Diario dalla Siria /7
«La giornata è cominciata con passaggi di aerei e colpi forti nella periferia che si sono ripetuti fino al tramonto. L’elettricità manca da ieri pomeriggio, nella periferia sono stati colpiti i cavi elettrici che alimentano la centrale e ci è voluto un bel po’ prima che si cominciasse a erogarla di nuovo, quartiere dopo quartiere.
«Da due giorni code inimmaginabili alle stazioni di servizio, manca anche la benzina e la gente lascia la propria auto davanti alla stazione in modo che sia pronta quando arriverà la cisterna, magari il mattino dopo o all’una di notte!
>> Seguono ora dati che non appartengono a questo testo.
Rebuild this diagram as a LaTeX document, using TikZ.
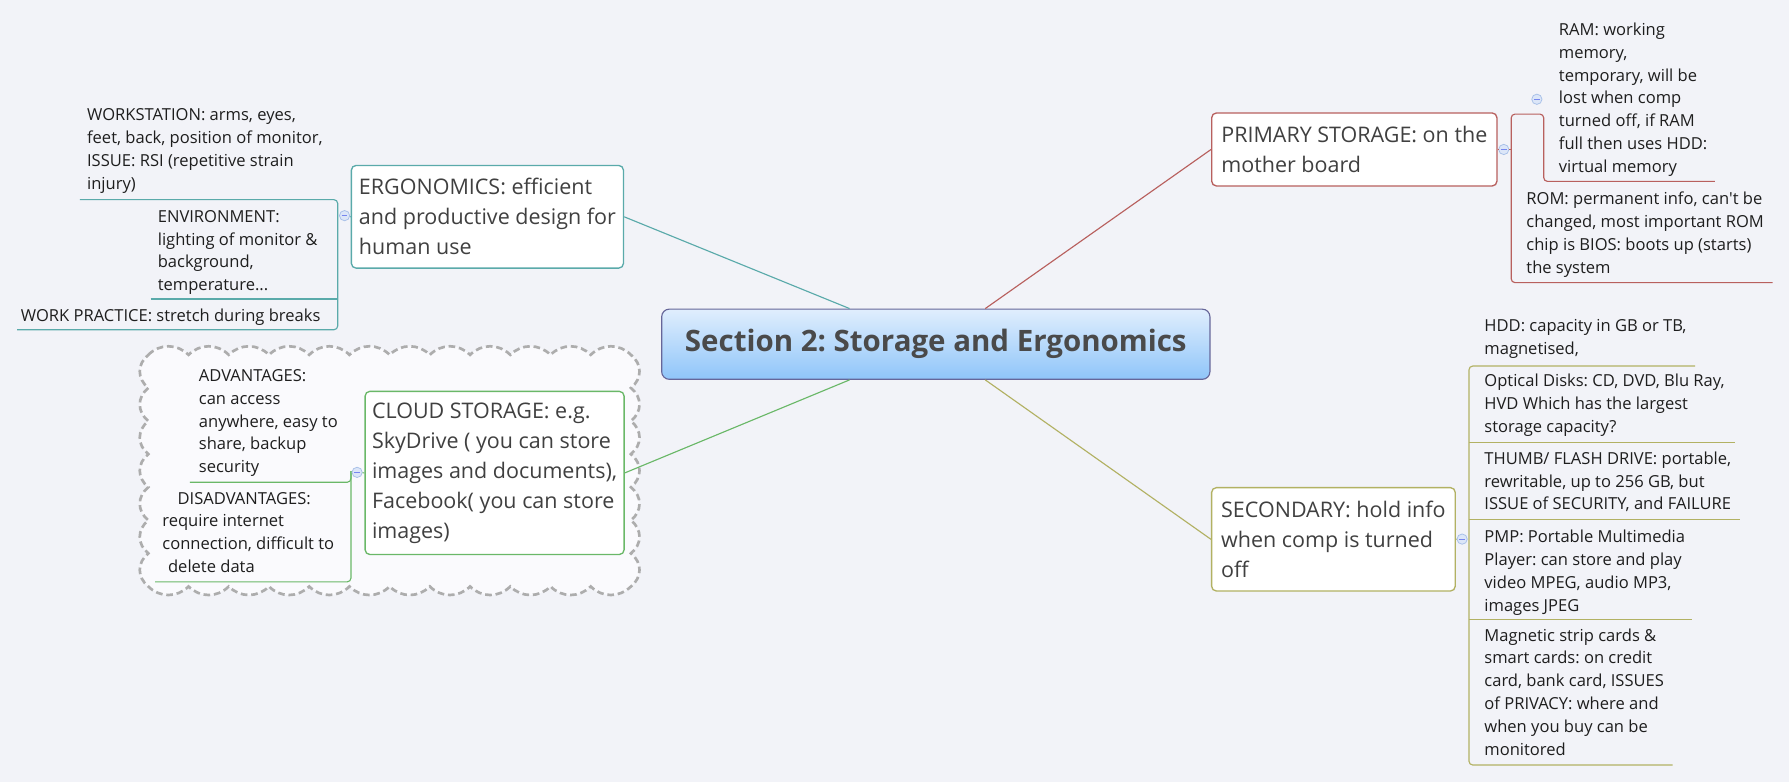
\documentclass[tikz,border=0pt]{standalone}
\usepackage{fontspec}
\setmainfont{Open Sans}
\usetikzlibrary{calc}
\definecolor{bgcol}{HTML}{F2F3F8}
\definecolor{ergocol}{HTML}{5AAAAA}
\definecolor{primcol}{HTML}{B8605E}
\definecolor{cloudcol}{HTML}{6AB868}
\definecolor{seccol}{HTML}{B2B163}
\definecolor{titlecol}{HTML}{4A4A4A}
\definecolor{txtcol}{HTML}{1E1E1E}
\definecolor{foldfill}{HTML}{DCE6F8}
\definecolor{folddraw}{HTML}{A8C0E8}
\definecolor{cloudfill}{HTML}{FAFAFD}
\definecolor{clouddash}{HTML}{ADADAD}
\definecolor{sectop}{HTML}{E0EEFD}
\definecolor{secbot}{HTML}{8FC5F9}
\newcommand{\unitpx}{0.6pt}
\tikzset{
  topic/.style={draw=#1, fill=white, rounded corners=2.5pt, line width=0.7pt, align=left,
    inner sep=0pt, text=txtcol!85, font=\fontsize{11.3}{15.8}\selectfont},
  sub/.style={anchor=north west, inner sep=0pt, align=left, text=txtcol,
    font=\fontsize{8.7}{12}\selectfont},
  branch/.style={draw=#1, line width=0.6pt, rounded corners=2pt},
  fold/.style={circle, draw=folddraw, fill=foldfill, minimum size=5.4pt, inner sep=0pt, line width=0.4pt,
    path picture={\draw[folddraw!70!blue, line width=0.5pt]
      ([xshift=-1.5pt]path picture bounding box.center) -- ([xshift=1.5pt]path picture bounding box.center);}},
}
\begin{document}
\frenchspacing
\begin{tikzpicture}[x=\unitpx, y=-\unitpx]
\fill[bgcol] (0,0) rectangle (1568,685);
\useasboundingbox (0,0) rectangle (1568,685);

% cloud around the cloud storage branch
\filldraw[fill=cloudfill, draw=clouddash, line width=1.4pt, dash pattern=on 3.5pt off 2pt]
  (130,311) foreach \i in {1,...,12}{ .. controls +(10,-10) and +(-10,-10) .. ++(35.25,0) }
  foreach \i in {1,...,7}{ .. controls +(10,8) and +(10,-8) .. ++(0,29) }
  foreach \i in {1,...,12}{ .. controls +(-10,10) and +(10,10) .. ++(-35.25,0) }
  foreach \i in {1,...,7}{ .. controls +(-10,-8) and +(-10,8) .. ++(0,-29) } -- cycle;

% main topics
\node[draw=gray!80!blue, line width=0.6pt, top color=sectop, bottom color=secbot, rounded corners=4pt,
  minimum width=480.5*\unitpx, minimum height=61.5*\unitpx, text=titlecol,
  font=\fontsize{15.5}{18}\selectfont\bfseries] (sec) at (820.2,301.7) {Section 2: Storage and Ergonomics};
\node[topic=ergocol, minimum width=238.5*\unitpx, minimum height=90*\unitpx] (ergo) at (427.2,190)
  {ERGONOMICS: efficient\\and productive design for\\human use};
\node[topic=cloudcol, minimum width=227*\unitpx, minimum height=143*\unitpx] (cloud) at (433.5,414.5)
  {CLOUD STORAGE: e.g.\\SkyDrive ( you can store\\images and documents),\\Facebook( you can store\\ images)};
\node[topic=primcol, minimum width=250*\unitpx, minimum height=64*\unitpx] (prim) at (1187,131)
  {PRIMARY STORAGE: on the\\ mother board};
\node[topic=seccol, minimum width=213.5*\unitpx, minimum height=90.6*\unitpx] (second) at (1168.7,472.7)
  {SECONDARY: hold info\\when comp is turned\\ off};

\draw[branch=ergocol] ($(sec.north west)!0.343!(sec.north east)$) -- (ergo.east);
\draw[branch=primcol] ($(sec.north west)!0.59!(sec.north east)$) -- (prim.west);
\draw[branch=cloudcol] ($(sec.south west)!0.343!(sec.south east)$) -- (cloud.east);
\draw[branch=seccol] ($(sec.south west)!0.59!(sec.south east)$) -- (second.west);

% ergonomics
\draw[branch=ergocol] (70,175) -- (296,175) -- (296,289) -- (15,289);
\draw[branch=ergocol] (132,262) -- (296,262);
\node[fold] (ergofold) at (302,189) {};
\draw[branch=ergocol] (ergofold) -- (ergo.west);
\node[sub] (workst) at (76,95) {WORKSTATION: arms, eyes,\\feet, back, position of monitor,\\ISSUE: RSI (repetitive strain\\injury)};
\node[sub] (environ) at (138,184) {ENVIRONMENT:\\lighting of monitor \&\\background,\\temperature...};
\node[sub] (workpr) at (18,270) {WORK PRACTICE: stretch during breaks};

% cloud storage
\draw[branch=cloudcol] (166.5,422.7) -- (307.6,422.7) -- (307.6,413);
\draw[branch=cloudcol] (307.6,413) -- (307.6,510) -- (136,510);
\node[fold] (cloudfold) at (313,414) {};
\draw[branch=cloudcol] (cloudfold) -- (cloud.west);
\node[sub] (adv) at (174,323.5) {ADVANTAGES:\\can access\\anywhere, easy to\\share, backup\\security};
\node[sub] (disadv) at (142,431) {\hspace*{8pt}DISADVANTAGES:\\require internet\\connection, difficult to\\\hspace*{3pt}delete data};

% primary storage
\node[fold] (primfold) at (1318,131) {};
\draw[branch=primcol] (prim.east) -- (primfold);
\draw[branch=primcol] (primfold) -- (1324.5,131);
\draw[branch=primcol] (1503,159) -- (1353,159) -- (1353,100) -- (1324.5,100) -- (1324.5,247.7) -- (1553.7,247.7);
\node[fold] (ramfold) at (1347,87) {};
\node[sub] (ram) at (1366,19.7) {RAM: working\\memory,\\temporary, will be\\lost when comp\\turned off, if RAM\\full then uses HDD:\\virtual memory};
\node[sub] (rom) at (1337.5,168) {ROM: permanent info, can\textquotesingle t be\\changed, most important ROM\\chip is BIOS: boots up (starts)\\the system};

% secondary storage
\node[fold] (secfold) at (1281.5,472.5) {};
\draw[branch=seccol] (second.east) -- (secfold);
\draw[branch=seccol] (1485.6,320.8) -- (1287.5,320.8) -- (1287.5,670.5) -- (1466,670.5);
\draw[branch=seccol] (1287.5,388) -- (1520.7,388);
\draw[branch=seccol] (1287.5,455) -- (1525,455);
\draw[branch=seccol] (1287.5,542.8) -- (1483,542.8);
\node[sub] (hdd) at (1300.7,280) {HDD: capacity in GB or TB,\\magnetised,};
\node[sub] (optic) at (1300.7,327.5) {Optical Disks: CD, DVD, Blu Ray,\\HVD Which has the largest\\storage capacity?};
\node[sub] (thumb) at (1300.7,395.5) {THUMB/ FLASH DRIVE: portable,\\rewritable, up to 256 GB, but\\ISSUE of SECURITY, and FAILURE};
\node[sub] (pmp) at (1300.7,464.5) {PMP: Portable Multimedia\\Player: can store and play\\video MPEG, audio MP3,\\images JPEG};
\node[sub] (magnet) at (1300.7,550.5) {Magnetic strip cards \&\\smart cards: on credit\\card, bank card, ISSUES\\of PRIVACY: where and\\when you buy can be\\monitored};
\end{tikzpicture}
\end{document}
Tanti vanno a piedi al lavoro sia perché la loro macchina non ha benzina sia perché i taxi non circolano più numerosi come prima e sono cari. Padre G. è arrivato a piedi al patriarcato greco-cattolico di Bab Sharki, la sua macchina come tante è senza benzina, ha camminato quasi un’ora dalla sua parrocchia dove si sta svolgendo un’attività promossa da persone del quartiere: per aiutare 60 famiglie cristiane rifugiatesi qui da Daraa, ogni settimana si fa una raccolta di qualche prodotto alimentare e lo si porta nel salone della chiesa, dove le famiglie possono venire a prenderlo. Questa settimana è quella dell’olio e delle olive.
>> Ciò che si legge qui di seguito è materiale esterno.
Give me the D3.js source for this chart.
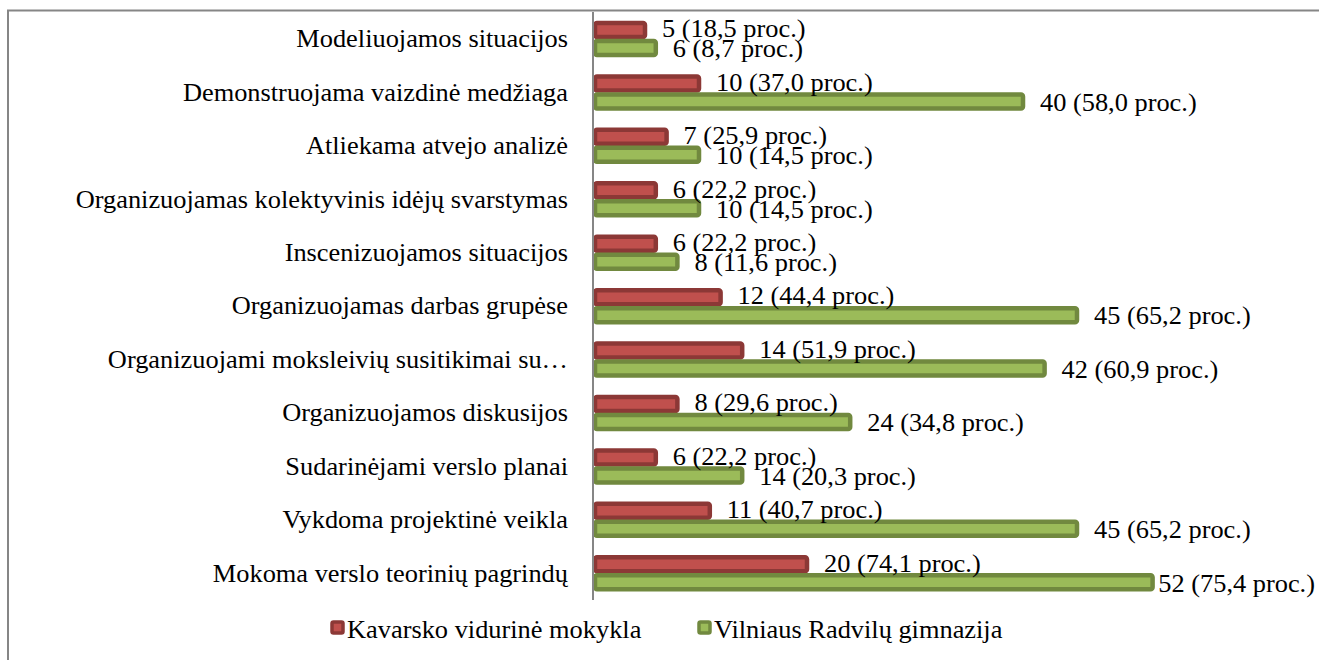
<!DOCTYPE html>
<html><head><meta charset="utf-8">
<script src="https://cdn.jsdelivr.net/npm/d3@7"></script>
<style>body{margin:0;background:#fff;overflow:hidden}</style>
</head><body><svg id="c" width="1319" height="660"></svg>
<script>
const categories = [
  "Modeliuojamos situacijos",
  "Demonstruojama vaizdinė medžiaga",
  "Atliekama atvejo analizė",
  "Organizuojamas kolektyvinis idėjų svarstymas",
  "Inscenizuojamos situacijos",
  "Organizuojamas darbas grupėse",
  "Organizuojami moksleivių susitikimai su…",
  "Organizuojamos diskusijos",
  "Sudarinėjami verslo planai",
  "Vykdoma projektinė veikla",
  "Mokoma verslo teorinių pagrindų"
];
const kavarskoCounts   = [5, 10, 7, 6, 6, 12, 14, 8, 6, 11, 20];
const kavarskoPercents = [18.5, 37.0, 25.9, 22.2, 22.2, 44.4, 51.9, 29.6, 22.2, 40.7, 74.1];
const vilniusCounts    = [6, 40, 10, 10, 8, 45, 42, 24, 14, 45, 52];
const vilniusPercents  = [8.7, 58.0, 14.5, 14.5, 11.6, 65.2, 60.9, 34.8, 20.3, 65.2, 75.4];
const seriesNames = ["Kavarsko vidurinė mokykla", "Vilniaus Radvilų gimnazija"];
const xDomainMax = 60;

const FONT = "'Liberation Serif','Times New Roman',serif";
const FS = 25, SX = 1.055;
const GRAY = "#868686";
const fills = ["#c0504d", "#9bbb59"];
const strokes = ["#8c3836", "#71893f"];

const svg = d3.select("#c");

const x = d3.scaleLinear().domain([0, xDomainMax]).range([593, 1241]);
const y = d3.scaleBand().domain(categories).range([12.3, 600]);
const groupH = 36;
const sub = d3.scaleBand().domain([0, 1]).range([0, groupH]);

function sText(g, tx, ty, str, anchor) {
  const t = g.append("g").attr("transform", `translate(${tx},${ty}) scale(${SX},1)`)
    .append("text")
    .attr("font-family", FONT).attr("font-size", FS).attr("fill", "#000")
    .attr("text-anchor", anchor || "start")
    .attr("dominant-baseline", "central")
    .text(str);
  return t;
}
const fmt = v => v.toFixed(1).replace(".", ",");

// chart border
svg.append("path").attr("d", "M8,660V10.5H1319").attr("fill", "none")
  .attr("stroke", GRAY).attr("stroke-width", 2);

const series = [
  {counts: kavarskoCounts, pcts: kavarskoPercents},
  {counts: vilniusCounts, pcts: vilniusPercents}
];

const labelsG = svg.append("g");
const barsG = svg.append("g");

categories.forEach((c, i) => {
  const center = y(c) + y.bandwidth() / 2;
  const top = center - groupH / 2;
  sText(labelsG, 568, center, c, "end");
  series.forEach((s, k) => {
    const by = top + sub(k);
    const bh = sub.bandwidth();
    barsG.append("rect")
      .attr("x", x(0) + 2).attr("y", by + 2)
      .attr("width", Math.max(0, x(s.counts[i]) - x(0) - 4))
      .attr("height", bh - 4)
      .attr("rx", 2)
      .attr("fill", fills[k]).attr("stroke", strokes[k]).attr("stroke-width", 4.5);
  });
});

// axis line
svg.append("line").attr("x1", 593).attr("x2", 593).attr("y1", 12).attr("y2", 600)
  .attr("stroke", GRAY).attr("stroke-width", 2);

// data labels
const dl = svg.append("g");
categories.forEach((c, i) => {
  const center = y(c) + y.bandwidth() / 2;
  const top = center - groupH / 2;
  series.forEach((s, k) => {
    const by = top + sub(k) + sub.bandwidth() / 2 + (k === 0 ? -1 : 1);
    const str = `${s.counts[i]} (${fmt(s.pcts[i])} proc.)`;
    let lx = x(s.counts[i]) + 15;
    const t = sText(dl, lx, by, str, "start");
    const w = t.node().getComputedTextLength() * SX;
    if (lx + w > 1315) {
      lx = 1315 - w;
      t.node().parentNode.setAttribute("transform", `translate(${lx},${by}) scale(${SX},1)`);
    }
  });
});

// legend
const leg = svg.append("g");
const legPos = [330, 697];
seriesNames.forEach((n, k) => {
  leg.append("rect").attr("x", legPos[k] + 2).attr("y", 622).attr("width", 11).attr("height", 11)
    .attr("rx", 1.5).attr("fill", fills[k]).attr("stroke", strokes[k]).attr("stroke-width", 3.5);
  sText(leg, legPos[k] + 17, 630, n, "start");
});
</script>
</body></html>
«Padre G. mi racconta a questo proposito che ormai a Maaroune, villaggio sulle colline all’entrata di Damasco, dove la produzione di olive è eccellente, i contadini non le producono più, le lasciano marcire sugli alberi perché i frantoi che si trovano a Douma sono inaccessibili. La cittadina alle porte di Damasco è infatti ormai feudo esclusivo dell’Esercito libero e di affiliati a estremisti armati che soli vi possono entrare, gli altri rischiano (cristiani o musulmani) l’immediato rapimento. A che serve dunque produrre? Piccolo esempio dei frutti saporosi della guerra per la gente.
«I rapimenti sono diventati lo spettro degli abitanti di Damasco, così come di Aleppo, dove ormai è cosa vecchia … Gli amici che mi ospitano parlavano stasera di un nuovo metodo e mi citano l’esempio di un giovane loro conoscente, rapito quindici giorni fa e non ancora rilasciato. Il riscatto consiste in dieci milioni di lire siriane (al cambio attuale 10000 euro) o in armi! O di un altro, figlio del loro portinaio, un musulmano molto semplice e cordiale. Gli hanno rapito il figlio che poi è ritornato, sembra che sia stato preso perché inneggiava all’Islam radicale; poi gliene hanno rapito un altro, che è ancora prigioniero non si sa di chi, per il cui riscatto sta chiedendo soldi a destra e manca. Loro stessi vogliono che la figlia parta al più presto per il Libano anche se dovranno starsene poi da soli, giacché il primogenito è già lì da un mese con la giovane moglie. Non sopportava più lo stress quotidiano soprattutto per i tragitti sempre pericolosi con l’autobus della compagnia con cui lavorava (affiliata alla famiglia del Presidente e quindi sottoposta ad attacchi) e per questo si è licenziato ma il lavoro da sei mesi manca. Parlando con loro si ha una stretta al cuore. Un piccolo spaccato di sofferenza, distesa nel tempo».